DACA Recipient Teaches So He Can Give Back to the Community That Welcomed Him

Published: March 28, 2016

When Julian Cortes was eight years old, his father began receiving death threats from corrupt individuals who worked in his company. Fearing for their safety, the family moved from their native Colombia to Redmond, Washington. “We came on tourist visas and when those expired, we were undocumented,” Cortes says.

The Cortes’ lived in the shadows, on the fringes of American society. And yet, from the very start, they began contributing actively to their new home. “One of the first things my dad did when we arrived to the United States was get his tax identification number so he could start paying taxes,” he says. Cortes himself was inspired to give back. “I wanted to give back to the community that welcomed me so warmly when I was a newcomer,” he says. He spent four years pursuing a teaching degree, while knowing he might never be able to participate in the formal economy. “But education is my passion, my calling, so I decided to pursue it.”

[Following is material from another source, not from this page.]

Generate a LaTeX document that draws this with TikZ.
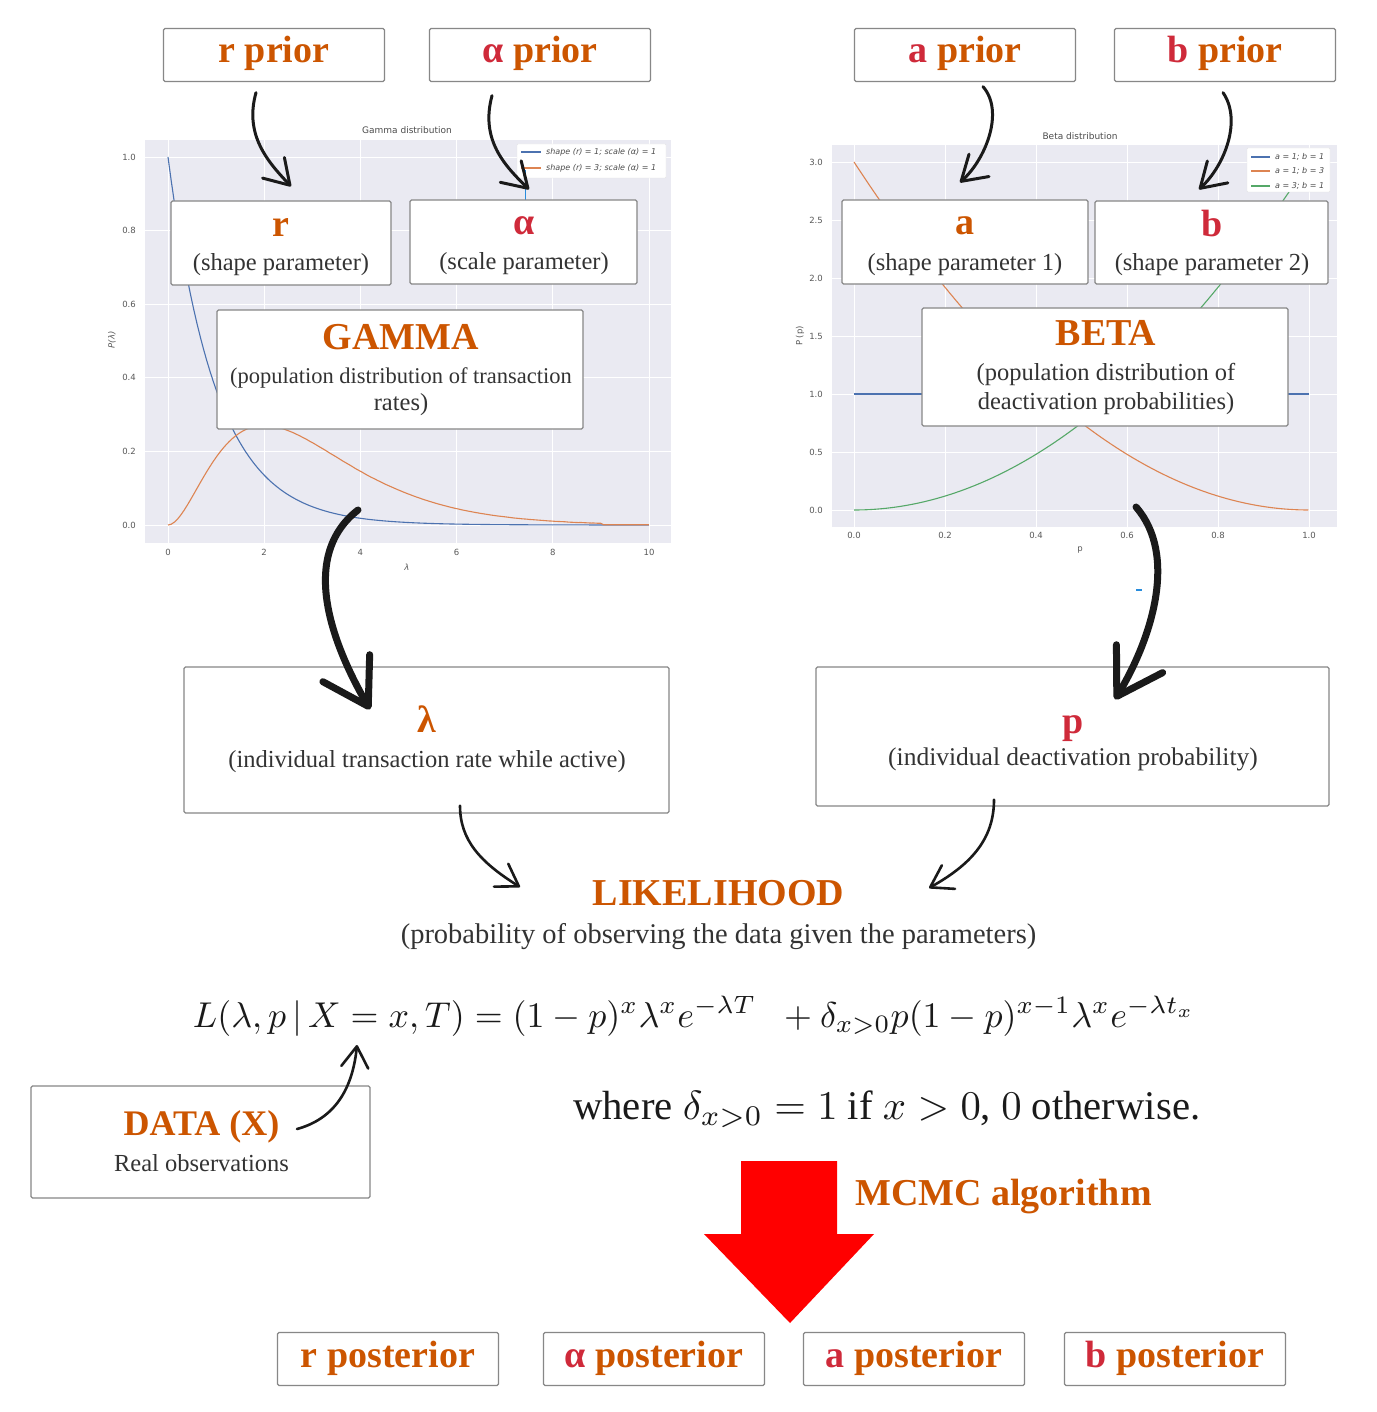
\documentclass[tikz,border=0pt]{standalone}
\usepackage{fontspec}
\setmainfont{Liberation Serif}
\setsansfont{DejaVu Sans}
\usepackage{amsmath}
\usepackage{graphicx}
\usetikzlibrary{arrows.meta,calc}
\definecolor{org}{RGB}{204,85,0}
\definecolor{crm}{RGB}{207,42,58}
\definecolor{txt}{RGB}{51,51,51}
\definecolor{boxln}{RGB}{135,135,135}
\definecolor{sbg}{RGB}{234,234,242}
\definecolor{sblue}{RGB}{76,114,176}
\definecolor{sorange}{RGB}{221,132,82}
\definecolor{sgreen}{RGB}{85,168,104}
\definecolor{ink}{RGB}{26,26,26}
\definecolor{cursor}{RGB}{40,140,220}
\newcommand\myttl{\fontsize{38}{44}\selectfont\bfseries\color{org}}
\newcommand\mydsc{\fontsize{24.5}{29}\selectfont\color{txt}}
\newcommand\myred[1]{{\color{crm}#1}}
\newcommand\plotfont{\fontsize{8.5}{10}\selectfont\sffamily}
\begin{document}
\begin{tikzpicture}[x=1pt,y=-1pt,
  box/.style={draw=boxln,line width=1.3pt,fill=white,rounded corners=1.5pt,inner sep=0pt},
  lbl/.style={anchor=base,inner sep=0pt},
  ttl/.style={lbl,font=\myttl},
  dsc/.style={lbl,font=\mydsc},
  tick/.style={font=\plotfont,text=black!65,inner sep=1pt},
  gridln/.style={white,line width=0.9pt},
  curve/.style={line width=1.1pt},
  legtxt/.style={font=\fontsize{8}{9}\selectfont\sffamily\itshape,text=black!70,inner sep=0pt,anchor=west},
  ptitle/.style={font=\fontsize{9}{11}\selectfont\sffamily,text=black!70,inner sep=0pt},
  sarr/.style={ink,line width=3pt,line cap=round,-{Straight Barb[length=24pt,width=30pt,line width=3pt,round]}},
  tarr/.style={ink,line width=2.6pt,line cap=round,-{Straight Barb[length=21pt,width=27pt,line width=2.6pt,round]}},
  barr/.style={ink,line width=7pt,line cap=round,-{Straight Barb[length=44pt,width=54pt,line width=7pt,round]}}
]
\useasboundingbox (0,0) rectangle (1376,1412);
\fill[white] (0,0) rectangle (1376,1412);

% ---------------- Gamma plot ----------------
\fill[sbg] (145,140) rectangle (671,543);
\foreach \k in {0,2,4,6,8,10}{
  \draw[gridln] ({168+48.1*\k},140) -- ({168+48.1*\k},543);
  \node[tick,anchor=north] (gx\k) at ({168+48.1*\k},548) {\k};
}
\foreach \v/\l [count=\i] in {0/0.0,0.2/0.2,0.4/0.4,0.6/0.6,0.8/0.8,1/1.0}{
  \draw[gridln] (145,{525-368*\v}) -- (671,{525-368*\v});
  \node[tick,anchor=east] (gy\i) at (137,{525-368*\v}) {\l};
}
\draw[curve,sblue] plot[domain=0:10,samples=150] ({168+48.1*\x},{525-368*exp(-\x)});
\draw[curve,sorange] plot[domain=0:10,samples=150] ({168+48.1*\x},{525-184*(\x*exp(-\x))*\x});
\node[ptitle] (gtitle) at (407,130) {Gamma distribution};
\node[tick,font=\plotfont\itshape] (gxl) at (407,567) {λ};
\node[tick,font=\plotfont\itshape,rotate=90] (gyl) at (112,340) {P(λ)};
\draw[draw=black!10,fill=white,rounded corners=1pt] (517,144) rectangle (666,178);
\draw[curve,sblue] (521,152) -- (541,152);
\draw[curve,sorange] (521,168) -- (541,168);
\node[legtxt] (gl1) at (546,152) {shape (r) = 1; scale (α) = 1};
\node[legtxt] (gl2) at (546,168) {shape (r) = 3; scale (α) = 1};
\draw[cursor,line width=0.8pt] (525,170) -- (525,200);

% ---------------- Beta plot ----------------
\fill[sbg] (832,145) rectangle (1337,527);
\foreach \v/\l [count=\i] in {0/0.0,0.2/0.2,0.4/0.4,0.6/0.6,0.8/0.8,1/1.0}{
  \draw[gridln] ({854+455*\v},145) -- ({854+455*\v},527);
  \node[tick,anchor=north] (bx\i) at ({854+455*\v},531) {\l};
}
\foreach \v/\l [count=\i] in {0/0.0,0.5/0.5,1/1.0,1.5/1.5,2/2.0,2.5/2.5,3/3.0}{
  \draw[gridln] (832,{510-116*\v}) -- (1337,{510-116*\v});
  \node[tick,anchor=east] (by\i) at (824,{510-116*\v}) {\l};
}
\draw[curve,sblue] (854,394) -- (1309,394);
\draw[curve,sorange] plot[domain=0:1,samples=100] ({854+455*\x},{510-348*(1-\x)*(1-\x)});
\draw[curve,sgreen] plot[domain=0:1,samples=100] ({854+455*\x},{510-348*\x*\x});
\node[ptitle] (btitle) at (1080,136) {Beta distribution};
\node[tick] (bxl) at (1080,550) {p};
\node[tick,rotate=90] (byl) at (800,336) {P (p)};
\draw[draw=black!10,fill=white,rounded corners=1pt] (1247,148) rectangle (1330,192);
\draw[curve,sblue] (1251,157) -- (1270,157);
\draw[curve,sorange] (1251,171) -- (1270,171);
\draw[curve,sgreen] (1251,186) -- (1270,186);
\node[legtxt] (bl1) at (1275,157) {a = 1; b = 1};
\node[legtxt] (bl2) at (1275,171) {a = 1; b = 3};
\node[legtxt] (bl3) at (1275,186) {a = 3; b = 1};
\draw[cursor,line width=1.6pt] (1136,590) -- (1142,590);

% ---------------- prior boxes ----------------
\node[box,minimum width=221pt,minimum height=53pt] (rprior) at (274,55) {};
\node[ttl] (rpriort) at (274,63) {r prior};
\node[box,minimum width=221pt,minimum height=53pt] (aprior) at (540,55) {};
\node[ttl] (apriort) at (540,63) {\myred{α} prior};
\node[box,minimum width=221pt,minimum height=53pt] (apr) at (965,55) {};
\node[ttl] (aprt) at (965,63) {\myred{a} prior};
\node[box,minimum width=221pt,minimum height=53pt] (bpr) at (1225,55) {};
\node[ttl] (bprt) at (1225,63) {\myred{b} prior};

% ---------------- parameter boxes ----------------
\node[box,minimum width=220pt,minimum height=84pt] (rbox) at (281,243) {};
\node[ttl] (rboxt) at (281,237) {r};
\node[dsc] (rboxd) at (281,271) {(shape parameter)};
\node[box,minimum width=227pt,minimum height=84pt] (albox) at (523.5,242) {};
\node[ttl,text=crm] (alboxt) at (524,235) {α};
\node[dsc] (alboxd) at (524,270) {(scale parameter)};
\node[box,minimum width=366pt,minimum height=119pt] (gamma) at (400,369.5) {};
\node[ttl] (gammat) at (401,349) {GAMMA};
\node[dsc,font=\fontsize{22.5}{27}\selectfont\color{txt}] (gammad1) at (401,383) {(population distribution of transaction};
\node[dsc] (gammad2) at (401,410) {rates)};

\node[box,minimum width=246pt,minimum height=84pt] (abox) at (965,242) {};
\node[ttl] (aboxt) at (965,235) {a};
\node[dsc] (aboxd) at (965,271) {(shape parameter 1)};
\node[box,minimum width=233pt,minimum height=83pt] (bbox) at (1211.5,242.5) {};
\node[ttl,text=crm] (bboxt) at (1212,237) {b};
\node[dsc] (bboxd) at (1212,271) {(shape parameter 2)};
\node[box,minimum width=366pt,minimum height=118pt] (beta) at (1105,367) {};
\node[ttl] (betat) at (1106,345) {BETA};
\node[dsc] (betad1) at (1106,380) {(population distribution of};
\node[dsc] (betad2) at (1106,409) {deactivation probabilities)};

% ---------------- individual boxes ----------------
\node[box,minimum width=485pt,minimum height=146pt] (lam) at (426.5,740) {};
\node[ttl] (lamt) at (427,732) {λ};
\node[dsc] (lamd) at (427,767) {(individual transaction rate while active)};
\node[box,minimum width=513pt,minimum height=139pt] (pbox) at (1072.5,736.5) {};
\node[ttl,text=crm] (pboxt) at (1073,733) {p};
\node[dsc,font=\fontsize{25.5}{30}\selectfont\color{txt}] (pboxd) at (1073,765) {(individual deactivation probability)};

% ---------------- likelihood ----------------
\node[ttl] (lht) at (718.5,905) {LIKELIHOOD};
\node[lbl,font=\fontsize{28.5}{33}\selectfont\color{txt}] (lhd) at (718.5,943) {(probability of observing the data given the parameters)};
\node[lbl,text=ink] (formula) at (694,1027) {\resizebox{1002pt}{!}{$L(\lambda, p\,|\,X=x,T)=(1-p)^x\lambda^x e^{-\lambda T}\;\;+\delta_{x>0}p(1-p)^{x-1}\lambda^x e^{-\lambda t_x}$}};
\node[lbl,anchor=base west,text=ink] (where) at (573,1119) {\resizebox{627pt}{!}{where $\delta_{x>0}=1$ if $x>0$, $0$ otherwise.}};

% ---------------- data ----------------
\node[box,minimum width=339pt,minimum height=112pt] (data) at (200.5,1142) {};
\node[ttl,font=\fontsize{36}{42}\selectfont\bfseries\color{org}] (datat) at (201.5,1135) {DATA (X)};
\node[dsc] (datad) at (201.5,1171) {Real observations};

% ---------------- MCMC ----------------
\fill[red] (741,1161) -- (837,1161) -- (837,1234) -- (874,1234) -- (790,1323) -- (704,1234) -- (741,1234) -- cycle;
\coordinate (mcmc) at (790,1323);
\node[ttl,anchor=base west] (mcmct) at (855,1205) {MCMC algorithm};

% ---------------- posteriors ----------------
\node[box,minimum width=221pt,minimum height=53pt] (rpost) at (388,1359) {};
\node[ttl] (rpostt) at (388,1367) {r posterior};
\node[box,minimum width=221pt,minimum height=53pt] (apost) at (654,1359) {};
\node[ttl] (apostt) at (654,1367) {\myred{α} posterior};
\node[box,minimum width=221pt,minimum height=53pt] (aps) at (914,1359) {};
\node[ttl] (apst) at (914,1367) {\myred{a} posterior};
\node[box,minimum width=221pt,minimum height=53pt] (bps) at (1175,1359) {};
\node[ttl] (bpst) at (1175,1367) {\myred{b} posterior};

% ---------------- arrows ----------------
\draw[sarr] ($(rprior.south)+(-18,10.5)$) .. controls (244,135) and (268,162) .. ($(rbox.north)+(10,-14)$);
\draw[sarr] ($(aprior.south)+(-48,13.5)$) .. controls (480,140) and (505,166) .. ($(albox.north)+(5.5,-10)$);
\draw[sarr] ($(apr.south)+(18,4.5)$) .. controls (1005,112) and (985,160) .. ($(abox.north)+(-5,-17)$);
\draw[sarr] ($(bpr.south)+(-2,10.5)$) .. controls (1242,120) and (1225,165) .. ($(bbox.north)+(-12.5,-11)$);

\coordinate (gstart) at (358,510);
\coordinate (bstart) at (1136,507);
\draw[barr] (gstart) .. controls (300,555) and (330,640) .. ($(lam.north)+(-56.5,43)$);
\draw[barr] (bstart) .. controls (1178,555) and (1152,638) .. ($(pbox.north)+(42.5,33)$);

\draw[tarr] ($(lam.south)+(33.5,-8)$) .. controls (460,840) and (480,862) .. ($(lht.base)+(-198.5,-18)$);
\draw[tarr] ($(pbox.south)+(-78.5,-7)$) .. controls (994,840) and (970,865) .. ($(lht.base)+(210.5,-17)$);
\draw[tarr] ($(data.center)+(96.5,-13)$) .. controls (330,1120) and (352,1095) .. ($(formula.base)+(-337,18)$);
\end{tikzpicture}
\end{document}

I wanted to give back to the community that welcomed me so warmly when I was a newcomer.

It was only in 2012, during Cortes’s final year of college, that this uncertainty lifted. That year, Barack Obama implemented DACA (Deferred Action for Childhood Arrivals), a policy that exempted certain undocumented youth who came to the United States as children from deportation and allowed them to receive a renewable work permit. 

“When DACA was passed, I felt like I’d been handed the winning lottery ticket,” Cortes says, “I would finally be able to do something that would make my parents’ sacrifices worth it.” DACA allowed Cortes to be “part of the system” and make a positive impact in the community he grew up in. Today, the 25-year-old is a fifth-grade teacher in the same district where he attended elementary school. “The classroom is such an important space for the development of empathy and I always challenge my students to look at all sides of a story,” he says.

Cortes recently married an American citizen, which allowed him to obtain a green card — and the certainty that he will be able to continue living and working in his hometown. Still, he is acutely aware of the importance of a federal immigration reform. “We need to resolve the issue,” he says, “we owe it to ourselves and to the next generation.”